Stable isotope analysis of human remains from the site is beginning to shed light on diet and migration patterns, and some studies indicate that certain females enjoyed a diet as rich in protein as that of elite males, implying equal access to high‑status foods. Additionally, the distribution of spindle whorls and bead‑making debris in different residential areas points to craft specialisation among households, with some women dedicating more time to export‑oriented crafts than to subsistence agriculture.
The UNESCO World Heritage listing for Great Zimbabwe underscores the site’s universal value and the need to understand the full range of its inhabitants’ contributions. Increasingly, the narratives presented to the public include the roles of women, as research by female African archaeologists brings fresh perspectives to the evidence.

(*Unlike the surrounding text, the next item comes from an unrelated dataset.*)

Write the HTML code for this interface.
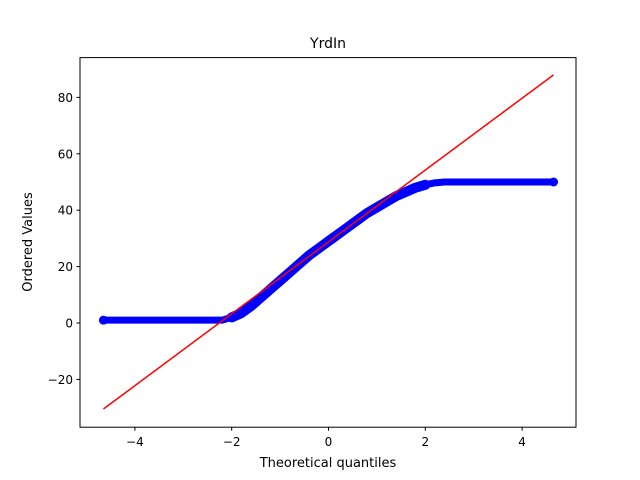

This scholarly work highlights that gender relations in pre‑colonial southern Africa were more nuanced than older colonial‑era ethnographies suggested.
Legacy and the Place of Women in the Memory of Great Zimbabwe
The decline of Great Zimbabwe in the late 15th century did not erase the patterns of women’s influence that had developed there. As populations shifted northward and westward, they carried with them social institutions in which female mediums, queen mothers, and craftswomen continued to play vital roles. The Rozvi Empire and later the Ndebele state both incorporated elements of the older Shona gender ideologies. Even today, among the Shona‑speaking peoples of Zimbabwe, the ambuya (grandmother) is a figure of enormous respect, and the spirit mediums of the Mwari cult retain a significant place in rural life.

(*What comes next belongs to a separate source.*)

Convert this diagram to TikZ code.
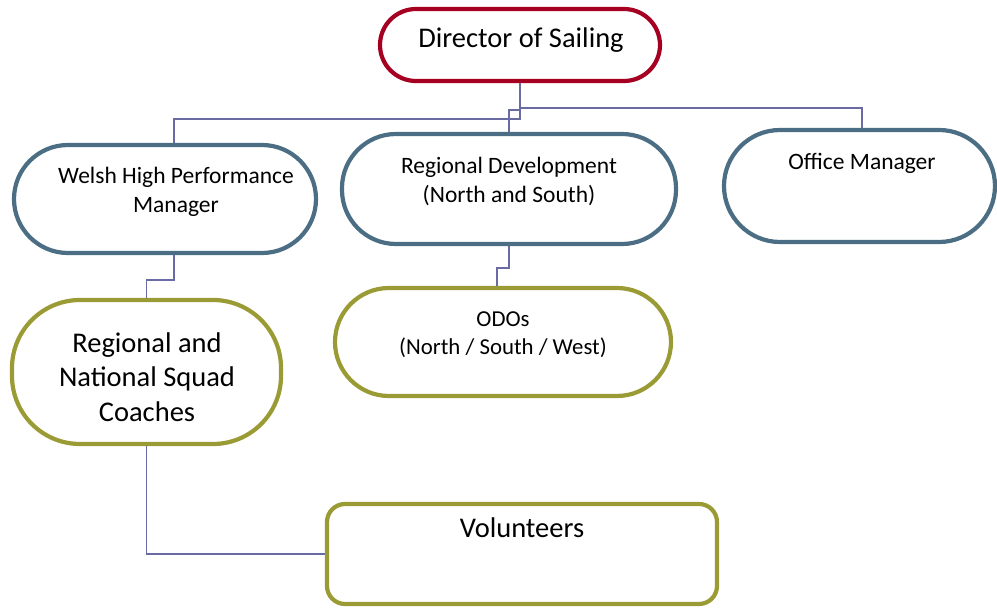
\documentclass[tikz,border=0pt]{standalone}
\usepackage{fontspec}
\setmainfont{Carlito}
\definecolor{dred}{HTML}{A50021}
\definecolor{sblue}{HTML}{4B6E84}
\definecolor{olive}{HTML}{9A9B34}
\definecolor{conncol}{HTML}{6B6BA3}
\begin{document}
\begin{tikzpicture}[x=1pt,y=1pt,
  box/.style={draw, line width=4.2pt, inner sep=0pt},
  redbox/.style={box, draw=dred, rounded corners=36pt},
  bluebox/.style={box, draw=sblue, rounded corners=54pt},
  olivebox/.style={box, draw=olive, rounded corners=68pt},
  volbox/.style={box, draw=olive, rounded corners=18pt},
  conn/.style={draw=conncol, line width=1.5pt},
  bigtxt/.style={font=\fontsize{28.5}{34.5}\selectfont, align=center, inner sep=0pt},
  midtxt/.style={font=\fontsize{23.5}{29}\selectfont, align=center, inner sep=0pt},
  smalltxt/.style={font=\fontsize{22.8}{28}\selectfont, align=center, inner sep=0pt}]
\useasboundingbox (0,0) rectangle (997,-609);
% boxes
\node[redbox, minimum width=280pt, minimum height=72pt] (dir) at (520,-45) {};
\node[bluebox, minimum width=302pt, minimum height=108pt] (welsh) at (165,-199) {};
\node[bluebox, minimum width=334pt, minimum height=110pt] (regdev) at (509,-189) {};
\node[bluebox, rounded corners=56pt, minimum width=271pt, minimum height=112pt] (office) at (859.5,-186) {};
\node[olivebox, minimum width=269pt, minimum height=144pt] (coaches) at (146.5,-372) {};
\node[bluebox, draw=olive, minimum width=336pt, minimum height=108pt] (odos) at (503,-342) {};
\node[volbox, minimum width=390pt, minimum height=100pt] (vol) at (522,-554) {};
% connectors
\draw[conn] (dir.south) -- ++(0,-36) -| ([xshift=9pt]welsh.north);
\draw[conn] (dir.south) -- ++(0,-27) -| (regdev.north);
\draw[conn] (dir.south) -- ++(0,-25) -| ([xshift=2.5pt]office.north);
\draw[conn] ([xshift=9pt]welsh.south) -- ++(0,-25) -| (coaches.north);
\draw[conn] (regdev.south) -- ++(0,-22) -| ([xshift=-6pt]odos.north);
\draw[conn] (coaches.south) |- (vol.west);
% texts
\node[bigtxt] (dirt) at (521,-40) {Director of Sailing};
\node[midtxt] (welsht) at (176,-191.5) {Welsh High Performance\\Manager};
\node[midtxt] (regdevt) at (509,-181) {Regional Development\\(North and South)};
\node[midtxt] (officet) at (862,-163) {Office Manager};
\node[bigtxt] (coachest) at (147,-377) {Regional and\\National Squad\\Coaches};
\node[smalltxt] (odost) at (503,-335) {ODOs\\(North / South / West)};
\node[bigtxt] (volt) at (522,-528) {Volunteers};
\end{tikzpicture}
\end{document}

Women’s contributions to the economy of Great Zimbabwe—from the grain in the granaries to the beads that travelled to the coast—helped sustain a city‑state that left an indelible mark on African history. Their spiritual labour underpinned the ideological structures that justified royal power and social hierarchy. And their political networking, within the palace and across clan lines, helped hold together a multi‑ethnic polity for nearly four centuries. Recognizing these roles restores to the women of Great Zimbabwe a voice that had been too long muffled by the stone walls that are their most famous monument.
For those interested in further exploration, the British Museum’s collection includes objects from Great Zimbabwe, and History in Africa regularly publishes articles on pre‑colonial southern African societies. The role of women in these ancient states is a field still being actively uncovered, and each new excavation and oral history project deepens our understanding of how they lived, worked, and shaped their world.